2024/06/01 信濃毎日新聞朝刊 

 「タカの彫刻があるので、この辺りの市民は『タカのビル』と呼びます」。5月2日に記者が訪ねた中国黒竜江省ハルビン市で、重厚な造りの建物を前に現地ガイドが説明した。戦時中、日本の関東軍防疫給水部(731部隊)を率いた石井四郎の旧邸の隣にあり、部隊の出張所として使ったという。731部隊は旧満州(中国東北部)を拠点に細菌兵器開発を進めた。

 建物の説明板に、731部隊に関連する内容はなかった。ガイドは「731部隊の関係はイメージが悪い。中国人は細菌戦や毒ガス戦をすぐ思い出します」と言った。日本が事実上支配した時代の負の記憶を垣間見た。

 関東軍の特務機関、日本総領事館、731部隊の爆弾製造工場跡…。日本の傀儡(かいらい)国家「満州国」でも中心都市の一つだったハルビンには、当時の建物が随所に残り、かつての面影を伝えている。日本総領事館だった建物は現在、鉄道関係の貿易会社が利用。その地下室ではスパイ容疑者を拷問した―との話も伝わる。

 できたばかりの図書館を日本が接収して警察庁とした建物は、抗日活動家を「烈士」として顕彰する博物館になった。その人名を冠した「一曼街」「尚志街」といった名称の通りが市内には目立つ。民族独立のために命をささげた人の存在を忘れないよう、刻みつけているのだという。

 同5日、日露戦争後に日本が統治した旧関東州の遼寧省大連市。「東アジア一のロータリー。

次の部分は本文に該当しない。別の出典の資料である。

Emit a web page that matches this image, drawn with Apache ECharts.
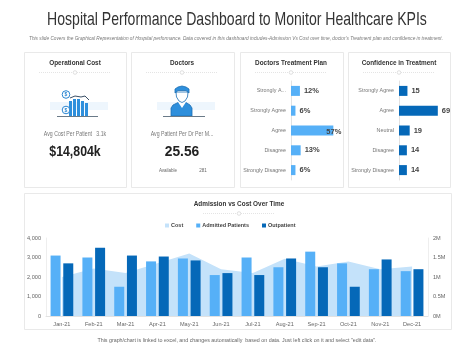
<!DOCTYPE html>
<html>
<head>
<meta charset="utf-8">
<style>
  html, body { margin: 0; padding: 0; background: #fff; }
  #main { width: 474px; height: 355px; }
</style>
<script src="https://cdn.jsdelivr.net/npm/echarts@6/dist/echarts.min.js"></script>
</head>
<body>
<div id="main"></div>
<script>
var months = ['Jan-21', 'Feb-21', 'Mar-21', 'Apr-21', 'May-21', 'Jun-21', 'Jul-21', 'Aug-21', 'Sep-21', 'Oct-21', 'Nov-21', 'Dec-21'];
var admitted = [3100, 3000, 1500, 2800, 2950, 2100, 3000, 2500, 3300, 2700, 2400, 2300];
var outpatient = [2700, 3500, 3100, 3050, 2850, 2200, 2100, 2950, 2500, 1500, 2900, 2400];
var cost = [1.0, 1.22, 1.1, 1.35, 1.6, 1.2, 1.1, 1.47, 1.27, 1.4, 1.2, 1.27];

var planLabels = ['Strongly A...', 'Strongly Agree', 'Agree', 'Disagree', 'Strongly Disagree'];
var planValues = [12, 6, 57, 13, 6];
var confidenceLabels = ['Strongly Agree', 'Agree', 'Neutral', 'Disagree', 'Strongly Disagree'];
var confidenceValues = [15, 69, 19, 14, 14];

var LIGHT = '#56b0f7';
var DARK = '#0568b8';
var AREA = '#c4e2fa';
var SANS = '"Liberation Sans", sans-serif';

var panels = [[24, 52, 102, 135], [131, 52, 103, 135], [240, 52, 103, 135], [348, 52, 102, 135], [24, 193, 427, 136]];
var panelTitles = [['Operational Cost', 75, 63], ['Doctors', 182, 63], ['Doctors Treatment Plan', 291, 63], ['Confidence in Treatment', 399, 63], ['Admission vs Cost Over Time', 239, 204]];

function text(str, x, y, size, opts) {
  opts = opts || {};
  return {
    type: 'text', x: x, y: y, silent: true,
    scaleX: opts.squeeze || 1,
    style: {
      text: str, fontSize: size,
      fontFamily: SANS,
      fontWeight: opts.weight || 'normal',
      fontStyle: opts.italic ? 'italic' : 'normal',
      fill: opts.color || '#555',
      align: opts.align || 'center',
      verticalAlign: 'middle'
    }
  };
}

function rect(x, y, w, h, fill) {
  return { type: 'rect', silent: true, shape: { x: x, y: y, width: w, height: h }, style: { fill: fill } };
}

function circle(x, y, r, fill, stroke) {
  return { type: 'circle', silent: true, shape: { cx: x, cy: y, r: r }, style: { fill: fill || 'none', stroke: stroke || null, lineWidth: 1 } };
}

function poly(points, stroke) {
  return { type: 'polyline', silent: true, shape: { points: points }, style: { fill: 'none', stroke: stroke, lineWidth: 1 } };
}

function polygon(points, fill, stroke) {
  return { type: 'polygon', silent: true, shape: { points: points }, style: { fill: fill, stroke: stroke || null, lineWidth: 0.8 } };
}

var shapes = [];

panels.forEach(function (p) {
  shapes.push({
    type: 'rect', silent: true, z: -1,
    shape: { x: p[0] + 0.5, y: p[1] + 0.5, width: p[2], height: p[3] },
    style: { fill: '#fff', stroke: '#e9e9e9', lineWidth: 1 }
  });
});

panelTitles.forEach(function (t) {
  shapes.push(text(t[0], t[1], t[2], 8, { weight: 'bold', color: '#333', squeeze: 0.8 }));
  var half = 36;
  shapes.push({
    type: 'line', silent: true,
    shape: { x1: t[1] - half, y1: t[2] + 9.5, x2: t[1] + half, y2: t[2] + 9.5 },
    style: { stroke: '#e4e4e4', lineWidth: 1, lineDash: [1, 1] }
  });
  shapes.push(circle(t[1], t[2] + 9.5, 1.8, '#fff', '#e0e0e0'));
});

// top texts
shapes.push(text('Hospital Performance Dashboard to Monitor Healthcare KPIs', 237, 20, 19, { color: '#333', squeeze: 0.74 }));
shapes.push(text('This slide Covers the Graphical Representation of Hospital performance. Data covered in this dashboard includes-Admission Vs Cost over time, doctor\'s Treatment plan and confidence in treatment.', 236, 38.5, 5, { italic: true, color: '#777', squeeze: 0.95 }));
shapes.push(text('This graph/chart is linked to excel, and changes automatically  based on data. Just left click on it and select "edit data".', 237, 340, 6.2, { color: '#666', squeeze: 0.86 }));

// kpi texts
shapes.push(text('Avg Cost Per Patient   3.1k', 75, 134, 6.5, { color: '#777', squeeze: 0.8 }));
shapes.push(text('$14,804k', 75, 152, 14.5, { weight: 'bold', color: '#222', squeeze: 0.85 }));
shapes.push(text('Avg Patient Per Dr Per M...', 182, 134, 6.5, { color: '#777', squeeze: 0.8 }));
shapes.push(text('25.56', 182, 152, 14.5, { weight: 'bold', color: '#222', squeeze: 0.95 }));
shapes.push(text('Available', 168, 171, 4.5, { color: '#666' }));
shapes.push(text('281', 203, 171, 4.5, { color: '#666' }));

// money icon
shapes.push(rect(50, 102, 58, 8, '#eef6fd'));
[[69, 101, 3, 15], [73, 99, 3, 17], [77, 99, 3, 17], [81, 101, 3, 15], [85, 103, 3, 13]].forEach(function (b) {
  shapes.push(rect(b[0], b[1], b[2], b[3], '#2e8fdc'));
});
shapes.push(circle(66, 94.5, 3.8, '#fff', '#2a86d2'));
shapes.push(circle(66, 110, 3.8, '#fff', '#2a86d2'));
shapes.push(text('$', 66, 94.7, 5, { color: '#2a86d2', weight: 'bold' }));
shapes.push(text('$', 66, 110.2, 5, { color: '#2a86d2', weight: 'bold' }));
shapes.push(poly([[70, 98], [75, 96], [81, 97], [85, 96], [89, 100]], '#3a4f66'));
shapes.push({ type: 'line', silent: true, shape: { x1: 57, y1: 116.5, x2: 98, y2: 116.5 }, style: { stroke: '#6a7a88', lineWidth: 1 } });

// doctor icon
shapes.push(rect(157, 102, 58, 8, '#eef6fd'));
shapes.push(polygon([[171, 116], [171, 108], [173, 105], [178, 102.5], [186, 102.5], [190, 105], [192, 108], [192, 116]], '#2e8fdc', '#1c6eb4'));
shapes.push(polygon([[178, 102], [182, 108], [186, 102]], '#fff'));
shapes.push(polygon([[176, 92], [176.5, 97], [179, 101], [182, 102.5], [185, 101], [187.5, 97], [188, 92]], '#fff', '#1c6eb4'));
shapes.push(polygon([[175, 93], [175, 89], [178, 87], [182, 86], [186, 87], [189, 89], [189, 93], [186, 90.5], [182, 90.5], [178, 90.5]], '#2e8fdc', '#1c6eb4'));
shapes.push({ type: 'line', silent: true, shape: { x1: 163, y1: 116.5, x2: 205, y2: 116.5 }, style: { stroke: '#6a7a88', lineWidth: 1 } });

function miniSeries(values, color, index, format, overlap) {
  return {
    type: 'bar', xAxisIndex: index, yAxisIndex: index,
    barWidth: 10, silent: true,
    itemStyle: { color: color },
    label: { show: true, position: 'right', distance: 4, fontSize: 7.5, fontWeight: 'bold', fontFamily: SANS, color: '#444', formatter: format },
    data: values.map(function (v) {
      return v === overlap ? { value: v, label: { offset: [-11, 1] } } : v;
    })
  };
}

function miniY(index, labels) {
  return {
    gridIndex: index, type: 'category', inverse: true, data: labels,
    axisTick: { show: false },
    axisLine: { lineStyle: { color: '#e2e2e2' } },
    axisLabel: { fontSize: 5.4, color: '#777', fontFamily: SANS, margin: 5, interval: 0 }
  };
}

var chart = echarts.init(document.getElementById('main'), null, { renderer: 'canvas' });
chart.setOption({
  animation: false,
  backgroundColor: '#fff',
  graphic: { elements: shapes },
  grid: [
    { left: 46, top: 238, width: 382, height: 78 },
    { left: 291, top: 81, width: 52, height: 99 },
    { left: 399, top: 81, width: 45, height: 99 }
  ],
  legend: {
    top: 217.5, left: 160, itemWidth: 4, itemHeight: 4, itemGap: 13,
    textStyle: { fontSize: 5.5, fontWeight: 'bold', color: '#444', padding: [0, 0, 0, -3] },
    data: [
      { name: 'Cost', icon: 'rect' },
      { name: 'Admitted Patients', icon: 'rect' },
      { name: 'Outpatient', icon: 'rect' }
    ]
  },
  xAxis: [
    {
      gridIndex: 0, type: 'category', data: months,
      axisTick: { show: false },
      axisLine: { lineStyle: { color: '#e2e2e2' } },
      axisLabel: { fontSize: 5.6, color: '#666', margin: 5, fontFamily: SANS, interval: 0 }
    },
    { gridIndex: 1, type: 'value', min: 0, max: 70, show: false },
    { gridIndex: 2, type: 'value', min: 0, max: 80, show: false }
  ],
  yAxis: [
    {
      gridIndex: 0, type: 'value', min: 0, max: 4000, interval: 1000,
      axisTick: { show: false },
      axisLine: { show: true, lineStyle: { color: '#eeeeee' } },
      splitLine: { show: false },
      axisLabel: { fontSize: 5.6, color: '#666', margin: 5, fontFamily: SANS }
    },
    miniY(1, planLabels),
    miniY(2, confidenceLabels),
    {
      gridIndex: 0, type: 'value', position: 'right', min: 0, max: 2, interval: 0.5,
      axisTick: { show: false },
      axisLine: { show: true, lineStyle: { color: '#eeeeee' } },
      splitLine: { show: false },
      axisLabel: { fontSize: 5.6, color: '#666', margin: 5, fontFamily: SANS, formatter: '{value}M' }
    }
  ],
  series: [
    {
      name: 'Cost', type: 'line', xAxisIndex: 0, yAxisIndex: 3, data: cost, silent: true,
      showSymbol: false, lineStyle: { width: 0 }, itemStyle: { color: AREA },
      areaStyle: { color: AREA, opacity: 1 }, z: 1
    },
    {
      name: 'Admitted Patients', type: 'bar', xAxisIndex: 0, yAxisIndex: 0, data: admitted, silent: true,
      barWidth: 10, barGap: '27%', itemStyle: { color: LIGHT }, z: 2
    },
    {
      name: 'Outpatient', type: 'bar', xAxisIndex: 0, yAxisIndex: 0, data: outpatient, silent: true,
      barWidth: 10, barGap: '27%', itemStyle: { color: DARK }, z: 2
    },
    miniSeries(planValues, LIGHT, 1, '{c}%', 57),
    miniSeries(confidenceValues, DARK, 2, '{c}', -1)
  ]
});
</script>
</body>
</html>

ここに街の中心が造られました」。大連長野県人会長の吉川俊介さん(57)=長野市出身=が放射線状に道が延びる「中山広場」を案内してくれた。そこには南満州鉄道(満鉄)が沿線主要都市で運営した高級ホテル「ヤマトホテル」や大連市役所、警察署など当時の建物が並ぶ。

 広場から少し足を延ばすと、満鉄の本社や病院、図書館だった建物が点在する。「満鉄が大きな権益を持ち、経済の中心を担っていたことが分かります」と吉川さん。現在もそれぞれ利用されている。